7. Гоббс (Hobbes) Томас (1588-1679). Английский государственный деятель и философ-материалист. В сочинении ‘Левиафан’ (1651) обосновывал необходимость абсолютной монархии тем, что ‘естественным’ состоянием человеческого рода является ‘война всех против всех’.
8. Смит (Smith) Адам (1723-1790). Шотландский философ, основоположник ‘политической экономии’, идеологический предшественник современной ‘свободной рыночной экономики’.
9. Страхов явно имеет в виду публициста и богослова А. С. Хомякова (1804-1860). См. главу ‘Мнение Хомякова о происхождении современного материализма’ в статье Страхова ‘Фейербах’, напечатанной вместе со статьей ‘Дарвин’ в указанном выше выпуске ‘Борьбы с Западом’.
10. Говоря о периоде господства материализма ‘после Декарта’ и ‘после Локка’, Страхов имеет в виду так называемую эпоху Просвещения во Франции и в Англии.
11. То есть эпоха Просвещения. Одним из первых исследователей атмосферного электричества был американский просветитель Б. Франклин (1706-1790), предложивший простейший ‘молниеотвод’.
12. Страхов, вероятно, имеет в виду не какое-то конкретное суждение Блеза Паскаля (1623-1662) об электричестве (изучение которого тогда только начиналось), а общий тон ‘Мыслей’ Паскаля, готового ‘впасть в мрачный пессимизм’ буквально по любому поводу.
13. См. также статью Страхова ‘Герцен’ в ‘Борьбе с Западом’ (книжка первая, 1887, с. 1-168), где рассматривается (в главе I) взгляд Герцена на роль случая в человеческой жизни.
14. Линней (LinnИ) Карл (1707-1778). Шведский натуралист, создатель систематической классификации растительного и животного мира (‘Система природы’, ‘Философия ботаники’). Отстаивал постоянство видов и их творение Богом.
15. Восходящую к античной натурфилософии гипотезу ‘произвольного зарождения’ живых организмов из мертвого вещества опровергли исследования основателя микробиологии Луи Пастера (1822-1895). См. Костычев С. П. О появлении жизни на Земле. Петербург-Берлин. 1921. Сегодня эта гипотеза фактически ‘возрождается’ в теории так называемой ‘самоорганизации хаоса’ (‘синергетике’).

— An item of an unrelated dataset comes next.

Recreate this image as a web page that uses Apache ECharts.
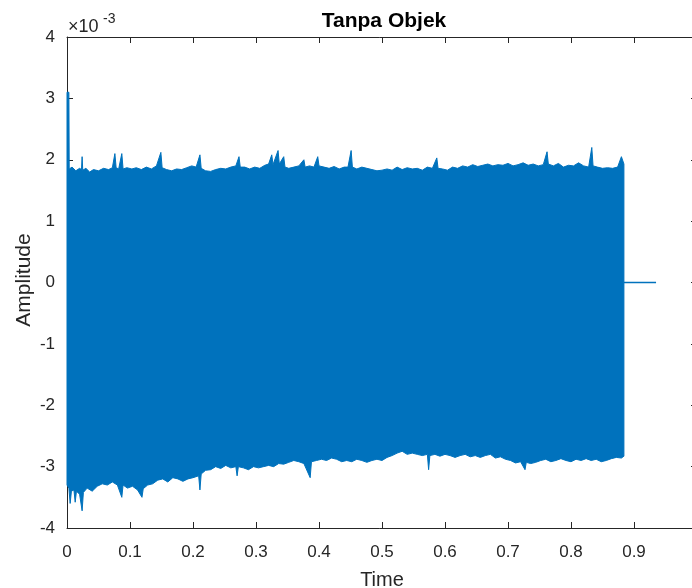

16. Фактически это ‘знаменитое правило’ восходит к положению, получившему название ‘бритва Оккама’ (крупнейшего английского схоласта первой половины XIV в.): ‘Principia non sunt multiplicanda’ — ‘принципы не следует умножать (без необходимости)’.

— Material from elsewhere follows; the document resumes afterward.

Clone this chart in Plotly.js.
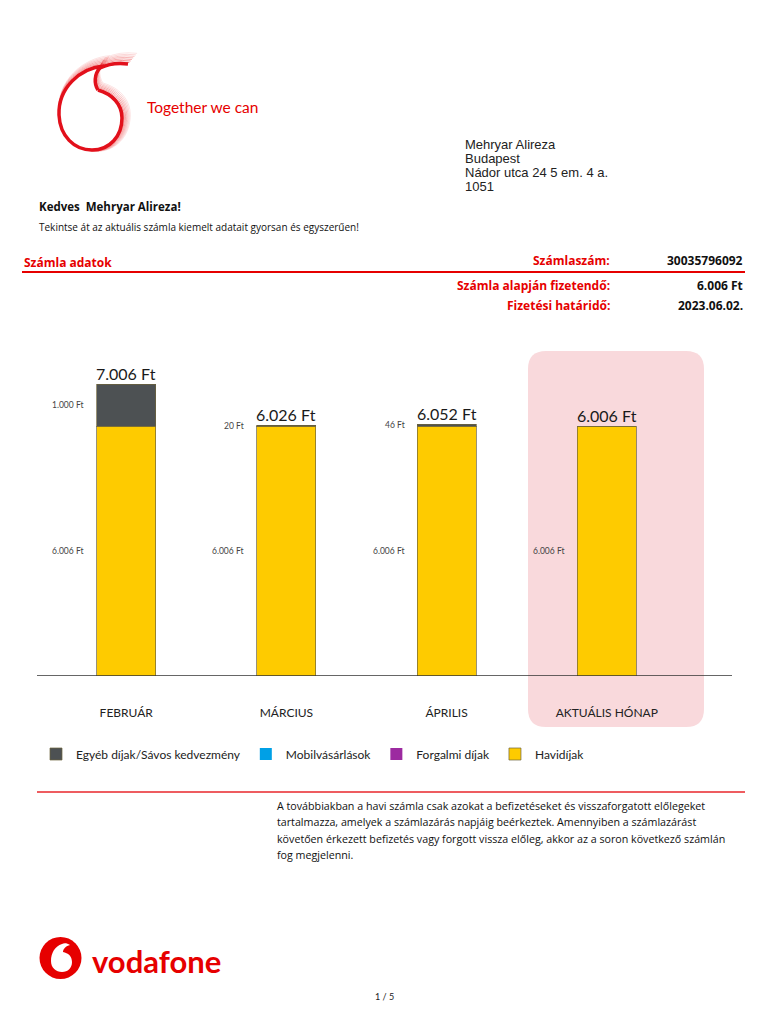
<!DOCTYPE html>
<html>
<head>
<meta charset="utf-8">
<script src="https://cdn.plot.ly/plotly-3.0.1.min.js"></script>
<style>
html,body{margin:0;padding:0;background:#fff;}
#page{width:768px;height:1024px;}
</style>
</head>
<body>
<div id="page"></div>
<script>
// ---- DATA ----
var months = ['FEBRUÁR', 'MÁRCIUS', 'ÁPRILIS', 'AKTUÁLIS HÓNAP'];
var havidijak = [6006, 6006, 6006, 6006];
var forgalmiDijak = [0, 0, 0, 0];
var mobilvasarlasok = [0, 0, 0, 0];
var egyebDijak = [1000, 20, 46, 0];
var seriesNames = ['Havidíjak', 'Forgalmi díjak', 'Mobilvásárlások', 'Egyéb díjak/Sávos kedvezmény'];
var seriesColors = ['#fecb00', '#9c2aa0', '#00a0e6', '#4d5153'];

var customerLines = ['Mehryar Alireza', 'Budapest', 'Nádor utca 24 5 em. 4 a.', '1051'];
var invoiceLabels = ['Számlaszám:', 'Számla alapján fizetendő:', 'Fizetési határidő:'];
var invoiceValues = ['30035796092', '6.006 Ft', '2023.06.02.'];
var noteLines = [
  'A továbbiakban a havi számla csak azokat a befizetéseket és visszaforgatott előlegeket',
  'tartalmazza, amelyek a számlazárás napjáig beérkeztek. Amennyiben a számlazárást',
  'követően érkezett befizetés vagy forgott vissza előleg, akkor az a soron következő számlán',
  'fog megjelenni.'
];

// ---- helpers ----
var W = 768, H = 1024;
function px(x){ return x / W; }
function py(y){ return 1 - y / H; }
function ft(n){ return String(n).replace(/\B(?=(\d{3})+(?!\d))/g, '.') + ' Ft'; }
function mapPts(cmds, fn){
  return cmds.replace(/(-?\d+(\.\d+)?),(-?\d+(\.\d+)?)/g, function(m, a, _b, c){
    var p = fn(parseFloat(a), parseFloat(c));
    return p[0].toFixed(5) + ',' + p[1].toFixed(5);
  });
}
function pathPx(cmds){ return mapPts(cmds, function(x, y){ return [px(x), py(y)]; }); }
var FONT = 'Lato, "Open Sans", sans-serif';
var FONT2 = '"Open Sans", Lato, sans-serif';
var RED = '#e60000';

// ---- traces ----
var stacks = [havidijak, forgalmiDijak, mobilvasarlasok, egyebDijak];
var traces = stacks.map(function(vals, i){
  var hasLine = (i === 0 || i === 3);
  return {
    type: 'bar', x: months, y: vals, name: seriesNames[i],
    marker: {color: seriesColors[i], line: {color: hasLine ? 'rgba(110,100,60,0.7)' : 'rgba(0,0,0,0)', width: hasLine ? 1 : 0}},
    width: 0.368, hoverinfo: 'skip'
  };
});

// ---- annotations ----
var ann = [];
months.forEach(function(m, i){
  var tot = havidijak[i] + forgalmiDijak[i] + mobilvasarlasok[i] + egyebDijak[i];
  ann.push({x: m, y: tot, xref: 'x', yref: 'y', text: ft(tot), showarrow: false,
    yanchor: 'bottom', yshift: -1, font: {family: FONT, size: 16, color: '#1a1a1a'}});
});
months.forEach(function(m, i){
  var base = 0;
  stacks.forEach(function(vals){
    var v = vals[i];
    if (v > 0) {
      ann.push({x: m, y: base + v / 2, xref: 'x', yref: 'y', text: ft(v), showarrow: false,
        xanchor: 'right', xshift: -40, font: {family: FONT, size: 8.5, color: '#444'}});
    }
    base += v;
  });
});
customerLines.forEach(function(t, i){
  ann.push({x: px(463), y: py(144 + i * 14), xref: 'paper', yref: 'paper', text: t, showarrow: false,
    xanchor: 'left', yanchor: 'middle', font: {family: '"Liberation Sans", Arial, sans-serif', size: 13, color: '#222'}});
});
ann.push({x: px(37), y: py(206), xref: 'paper', yref: 'paper', text: '<b>Kedves  Mehryar Alireza!</b>', showarrow: false,
  xanchor: 'left', yanchor: 'middle', font: {family: FONT2, size: 11.5, color: '#111'}});
ann.push({x: px(37), y: py(227), xref: 'paper', yref: 'paper', text: 'Tekintse át az aktuális számla kiemelt adatait gyorsan és egyszerűen!', showarrow: false,
  xanchor: 'left', yanchor: 'middle', font: {family: FONT2, size: 10, color: '#111'}});
ann.push({x: px(22), y: py(262), xref: 'paper', yref: 'paper', text: '<b>Számla adatok</b>', showarrow: false,
  xanchor: 'left', yanchor: 'middle', font: {family: FONT2, size: 12, color: RED}});
var invY = [260, 285, 305];
invoiceLabels.forEach(function(t, i){
  ann.push({x: px(612), y: py(invY[i]), xref: 'paper', yref: 'paper', text: '<b>' + t + '</b>', showarrow: false,
    xanchor: 'right', yanchor: 'middle', font: {family: FONT2, size: 12, color: RED}});
  ann.push({x: px(745), y: py(invY[i]), xref: 'paper', yref: 'paper', text: '<b>' + invoiceValues[i] + '</b>', showarrow: false,
    xanchor: 'right', yanchor: 'middle', font: {family: FONT2, size: 12, color: '#111'}});
});
noteLines.forEach(function(t, i){
  ann.push({x: px(275), y: py(806 + i * 16.3), xref: 'paper', yref: 'paper', text: t, showarrow: false,
    xanchor: 'left', yanchor: 'middle', font: {family: FONT2, size: 10.7, color: '#111'}});
});
ann.push({x: px(145), y: py(107), xref: 'paper', yref: 'paper', text: 'Together we can', showarrow: false,
  xanchor: 'left', yanchor: 'middle', font: {family: FONT, size: 15.5, color: RED}});
ann.push({x: px(90), y: py(961), xref: 'paper', yref: 'paper', text: '<b>vodafone</b>', showarrow: false,
  xanchor: 'left', yanchor: 'middle', font: {family: FONT, size: 31, color: RED}});
ann.push({x: px(384), y: py(996), xref: 'paper', yref: 'paper', text: '1 / 5', showarrow: false,
  xanchor: 'center', yanchor: 'middle', font: {family: FONT, size: 9, color: '#222'}});

// ---- shapes ----
var shapes = [];
var bx0 = 528, bx1 = 704, by0 = 351, by1 = 727, r = 18;
shapes.push({type: 'path', xref: 'paper', yref: 'paper', layer: 'below', line: {width: 0}, fillcolor: '#f9d9dc',
  path: pathPx('M ' + (bx0 + r) + ',' + by0 + ' L ' + (bx1 - r) + ',' + by0 + ' Q ' + bx1 + ',' + by0 + ' ' + bx1 + ',' + (by0 + r) +
    ' L ' + bx1 + ',' + (by1 - r) + ' Q ' + bx1 + ',' + by1 + ' ' + (bx1 - r) + ',' + by1 +
    ' L ' + (bx0 + r) + ',' + by1 + ' Q ' + bx0 + ',' + by1 + ' ' + bx0 + ',' + (by1 - r) +
    ' L ' + bx0 + ',' + (by0 + r) + ' Q ' + bx0 + ',' + by0 + ' ' + (bx0 + r) + ',' + by0 + ' Z')});
shapes.push({type: 'line', xref: 'paper', yref: 'y', x0: px(37), x1: px(732), y0: 0, y1: 0, line: {color: '#333', width: 1.3}});
shapes.push({type: 'line', xref: 'paper', yref: 'paper', x0: px(22), x1: px(745), y0: py(272), y1: py(272), line: {color: RED, width: 2}});
shapes.push({type: 'line', xref: 'paper', yref: 'paper', x0: px(37), x1: px(745), y0: py(792), y1: py(792), line: {color: '#e8262b', width: 1.5}});

// top speech-mark logo with fading echo lines
var speech = 'M 98,90 C 94,84 94,74 100,68 Q 112,62 128,64 M 104,66 C 80,68 58,88 59,115 C 60,136 74,150 92,150 C 110,150 122,136 122,118 C 122,104 112,94 98,90';
for (var k = 7; k >= 1; k--) {
  var s = 1 + k * 0.02;
  var pth = mapPts(speech, function(x, y){ return [108 + (x - 108) * s + k * 0.9, 140 + (y - 140) * s]; });
  shapes.push({type: 'path', xref: 'paper', yref: 'paper', path: pathPx(pth),
    line: {color: 'rgba(230,20,20,' + (0.62 - k * 0.07).toFixed(2) + ')', width: 0.9}});
}
shapes.push({type: 'path', xref: 'paper', yref: 'paper', path: pathPx(speech), line: {color: '#e2101b', width: 3.5}});

// bottom vodafone logo
shapes.push({type: 'circle', xref: 'paper', yref: 'paper', x0: px(39.5), x1: px(81.5), y0: py(979), y1: py(937), fillcolor: RED, line: {width: 0}});
shapes.push({type: 'path', xref: 'paper', yref: 'paper', fillcolor: '#fff', line: {width: 0},
  path: pathPx('M 62,944 C 55,946 51,953 51,961 C 51,968 56,972 62,972 C 68,972 72,968 72,962 C 72,956 68,953 63,952 C 63,949 66,946 70,945 C 67,943 64,943 62,944 Z')});

var layout = {
  width: W, height: H,
  margin: {l: 0, r: 0, t: 0, b: 0},
  paper_bgcolor: '#fff', plot_bgcolor: 'rgba(0,0,0,0)',
  barmode: 'stack',
  showlegend: true,
  legend: {orientation: 'h', x: px(36), y: py(754), xanchor: 'left', yanchor: 'middle',
    traceorder: 'reversed', font: {family: FONT, size: 12, color: '#222'}, itemwidth: 30, bgcolor: 'rgba(0,0,0,0)'},
  xaxis: {domain: [px(46.1), px(686.9)], type: 'category', range: [-0.5, 3.5], fixedrange: true,
    showline: false, showgrid: false, zeroline: false, ticks: '',
    ticklabelstandoff: 28, tickfont: {family: FONT, size: 12, color: '#222'}},
  yaxis: {domain: [py(676), py(350)], range: [0, 326 / 250 * 6006], visible: false, fixedrange: true},
  annotations: ann,
  shapes: shapes
};

Plotly.newPlot('page', traces, layout, {staticPlot: true, displayModeBar: false});
</script>
</body>
</html>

17. ‘О возникновении и генеалогии человеческого рода’.
18. Пангенезис — гипотеза Дарвина о передаче наследственных признаков посредством особых частиц (геммул), которые скапливаются в половых органах. Гипотеза Дарвина, восходящая к Гиппократу, была вытеснена представлением о генах.

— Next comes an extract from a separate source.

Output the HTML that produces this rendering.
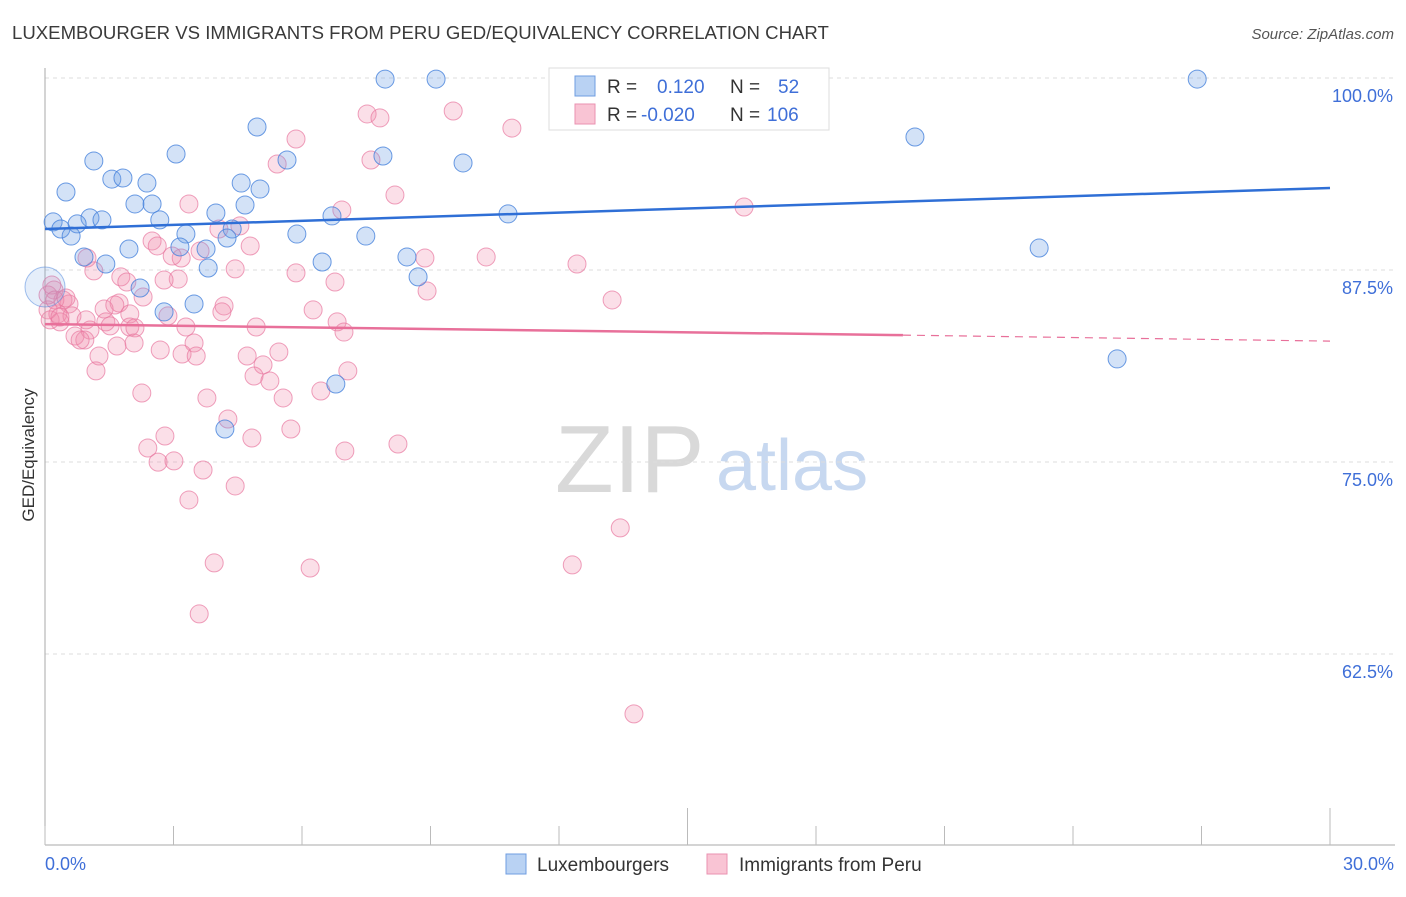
<!DOCTYPE html>
<html><head><meta charset="utf-8"><style>
body{margin:0;background:#fff;font-family:"Liberation Sans",sans-serif;}
svg text{font-family:"Liberation Sans",sans-serif;}
</style></head><body>
<svg id="chart" width="1406" height="892" xmlns="http://www.w3.org/2000/svg">
<text x="12" y="39" font-size="18.6" fill="#3a3a3a">LUXEMBOURGER VS IMMIGRANTS FROM PERU GED/EQUIVALENCY CORRELATION CHART</text>
<text x="1394" y="39" font-size="15" fill="#555" font-style="italic" text-anchor="end">Source: ZipAtlas.com</text>
<g>
<text x="555" y="492" font-size="96" fill="#d9d9d9" font-family="Liberation Serif, serif">ZIP</text>
<text x="716" y="490" font-size="72" fill="#c7d8f0">atlas</text>
</g>
<g id="grid"></g>
<g id="axes"></g>
<g id="pts"></g>
<g id="trends"></g>
<text transform="translate(34,455) rotate(-90)" font-size="17" fill="#333" text-anchor="middle">GED/Equivalency</text>
<g>
<rect x="549" y="68" width="280" height="62" fill="#fff" stroke="#ddd"/>
<rect x="575" y="76" width="20" height="20" fill="#b9d2f3" stroke="#6f9de0"/>
<rect x="575" y="104" width="20" height="20" fill="#f9c4d4" stroke="#ea92b0"/>
<text x="607" y="93" font-size="19" fill="#333">R =</text>
<text x="657" y="93" font-size="19" fill="#3f6fd8">0.120</text>
<text x="730" y="93" font-size="19" fill="#333">N =</text>
<text x="778" y="93" font-size="19" fill="#3f6fd8">52</text>
<text x="607" y="121" font-size="19" fill="#333">R =</text>
<text x="641" y="121" font-size="19" fill="#3f6fd8">-0.020</text>
<text x="730" y="121" font-size="19" fill="#333">N =</text>
<text x="767" y="121" font-size="19" fill="#3f6fd8">106</text>
</g>
<g>
<rect x="506" y="854" width="20" height="20" fill="#b9d2f3" stroke="#6f9de0"/>
<text x="537" y="871" font-size="19" fill="#333">Luxembourgers</text>
<rect x="707" y="854" width="20" height="20" fill="#f9c4d4" stroke="#ea92b0"/>
<text x="739" y="871" font-size="19" fill="#333">Immigrants from Peru</text>
</g>
</svg>
<script>
const yTicks=[100,87.5,75,62.5];
const yTickLabels=["100.0%","87.5%","75.0%","62.5%"];
const xTickValues=[0,3,6,9,12,15,18,21,24,27,30];
const xLabels=["0.0%","30.0%"];
const luxX=[7.94,9.13,26.90,4.95,20.31,3.06,1.14,5.65,7.89,9.76,1.56,1.82,2.38,4.58,0.49,5.02,2.10,2.50,4.67,3.99,0.19,1.05,1.33,2.68,6.70,10.81,0.37,0.75,0.61,3.29,4.37,5.88,4.25,7.49,1.96,3.15,3.76,23.21,0.91,1.42,6.47,8.45,3.81,8.71,0,2.22,3.48,2.78,25.03,6.79,4.20];
const luxY=[99.93,99.93,99.93,96.81,96.16,95.05,94.60,94.66,94.92,94.47,93.42,93.49,93.16,93.16,92.58,92.77,91.80,91.80,91.73,91.21,90.63,90.89,90.76,90.76,91.02,91.15,90.17,90.50,89.71,89.84,90.17,89.84,89.58,89.71,88.87,89.0,88.87,88.93,88.35,87.89,88.02,88.35,87.63,87.05,86.39,86.33,85.29,84.77,81.71,80.08,77.15];
const peruX=[9.53,7.52,7.82,10.90,5.86,5.42,7.61,8.17,3.36,6.93,16.32,4.55,4.06,2.50,2.62,4.79,3.62,0.98,3.18,2.97,8.87,10.30,12.42,1.14,4.44,5.86,1.77,1.91,3.11,2.78,6.77,8.92,13.24,0.21,0.42,0.56,2.29,1.73,4.18,4.13,6.26,0.07,0.30,0.63,1.38,1.98,2.87,0.12,0.35,0.96,1.42,1.52,1.98,2.10,4.93,6.82,6.98,0.70,1.05,3.29,0.93,1.68,2.08,3.48,1.26,3.20,3.53,4.72,5.46,5.09,1.19,4.88,5.25,7.07,2.26,3.78,5.56,6.44,4.27,2.80,5.74,4.83,2.40,7.00,8.24,2.64,3.01,3.69,4.44,3.36,13.43,3.95,6.19,12.31,3.60,13.75,0.07,0.16,0.23,0.35,0.49,0.82,1.63,2.69];
const peruY=[97.85,97.66,97.40,96.74,96.03,94.40,94.66,92.38,91.80,91.41,91.60,90.37,90.17,89.39,89.06,89.06,88.74,88.28,88.28,88.41,88.28,88.35,87.89,87.44,87.57,87.31,87.05,86.72,86.91,86.85,86.72,86.13,85.55,86.20,85.55,85.29,85.74,85.35,85.16,84.77,84.90,84.90,84.64,84.51,84.96,84.64,84.51,84.25,84.12,84.25,84.12,83.86,83.79,83.73,83.79,84.12,83.46,83.20,83.59,83.79,82.94,82.55,82.75,82.75,81.90,82.03,81.90,81.90,82.16,81.32,80.93,80.60,80.27,80.93,79.49,79.17,79.17,79.62,77.80,76.69,77.15,76.56,75.91,75.72,76.17,74.99,75.07,74.48,73.44,72.53,70.71,68.43,68.10,68.30,65.11,58.60,85.87,86.52,85.55,84.44,85.68,82.94,85.22,82.29];
const luxTrend=[[0,90.17],[30,92.84]];
const peruTrendSolid=[[0,83.98],[20.03,83.26]];
const peruTrendDash=[[20.03,83.26],[30,82.87]];

const NS="http://www.w3.org/2000/svg";
function X(v){return 45+v/30*1285;}
function Y(v){return 78+(100-v)*15.36;}
function mk(tag,attrs,parent){const e=document.createElementNS(NS,tag);for(const k in attrs)e.setAttribute(k,attrs[k]);parent.appendChild(e);return e;}
const grid=document.getElementById('grid'),axes=document.getElementById('axes'),pts=document.getElementById('pts'),tr=document.getElementById('trends');
yTicks.forEach((t,i)=>{
  const l=mk('line',{x1:45,x2:1395,y1:Y(t),y2:Y(t),stroke:'#ddd','stroke-dasharray':'4,4'},grid);
  
  
  const tx=mk('text',{x:1393,y:Y(t)+24,'font-size':18,fill:'#3f6fd8','text-anchor':'end'},grid);
  tx.textContent=yTickLabels[i];
  
  
});
let a=mk('line',{x1:45,x2:45,y1:68,y2:845,stroke:'#aaa'},axes);


a=mk('line',{x1:45,x2:1395,y1:845,y2:845,stroke:'#aaa'},axes);


xTickValues.forEach((t,i)=>{
  const big=(t===15||t===30);
  const l=mk('line',{x1:X(t),x2:X(t),y1:big?808:826,y2:845,stroke:'#bbb'},axes);
  
  
});
[[0,'start',45],[30,'end',1394]].forEach((d,i)=>{
  const tx=mk('text',{x:d[2],y:870,'font-size':18,fill:'#3f6fd8','text-anchor':d[1]},axes);
  tx.textContent=xLabels[i];
  
  
});
peruX.forEach((v,i)=>{
  const c=mk('circle',{cx:X(v),cy:Y(peruY[i]),r:9,fill:'rgba(242,140,172,0.28)',stroke:'rgba(232,120,160,0.7)','stroke-width':1},pts);
  
  
});
luxX.forEach((v,i)=>{
  const big=(v===0);
  const c=mk('circle',{cx:X(v),cy:Y(luxY[i]),r:big?20:9,fill:big?'rgba(110,160,230,0.18)':'rgba(110,160,230,0.3)',stroke:big?'rgba(70,130,220,0.5)':'rgba(70,130,220,0.8)','stroke-width':1},pts);
  
  
});
let t=mk('line',{x1:X(luxTrend[0][0]),y1:Y(luxTrend[0][1]),x2:X(luxTrend[1][0]),y2:Y(luxTrend[1][1]),stroke:'#2f6fd6','stroke-width':2.5},tr);


t=mk('line',{x1:X(peruTrendSolid[0][0]),y1:Y(peruTrendSolid[0][1]),x2:X(peruTrendSolid[1][0]),y2:Y(peruTrendSolid[1][1]),stroke:'#e8709a','stroke-width':2.5},tr);


t=mk('line',{x1:X(peruTrendDash[0][0]),y1:Y(peruTrendDash[0][1]),x2:X(peruTrendDash[1][0]),y2:Y(peruTrendDash[1][1]),stroke:'#e8709a','stroke-width':1.2,'stroke-dasharray':'8,6'},tr);


</script>
</body></html>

19. Имеется в виду сочинение Ч. Дарвина ‘Изменение животных и растений под влиянием одомашнивания’ (1868).
20. Гельмгольц (Helmholtz) Герман фон (1821-1894). Немецкий физик, физиолог и автор исследований по экспериментальной психологии. Выражал поддержку учению Дарвина в ‘Популярных научных лекциях’, которые неоднократно издавались в России.
21. О точности этого утверждения Страхова в связи с современной генетикой см. послесловие к публикации.
22. Бэр Карл Эрнст фон (1792-1876) (в отечественной литературе нередко: Бэр Карл Максимович). Родился в Эстляндии. Основоположник эмбриологии, академик Петербургской Академии Наук. Под руководством К. Бэра в 1853 г. состоялась экспедиция по изучению состояния рыболовства на Волге и в Каспийском море, участником которой был Н. Я. Данилевский.
23. Агасиз, или Агассис (Agassiz) Луи (1807-1873). Швейцарский натуралист, автор капитальных исследований ископаемых рыб. С 1846 г. жил и работал в Северной Америке, резко критиковал теорию Дарвина. Не путать с его сыном Александром, также известным натуралистом.
24. Лагадо — столица ‘королевства Бальнибарти’, в котором побывал герой романа Д. Свифта ‘Путешествия Гулливера’ (1726). Выражение ‘Академия Лагадо’ стало нарицательным для научных учреждений, занятых ‘реализацией’ абсурдных проектов.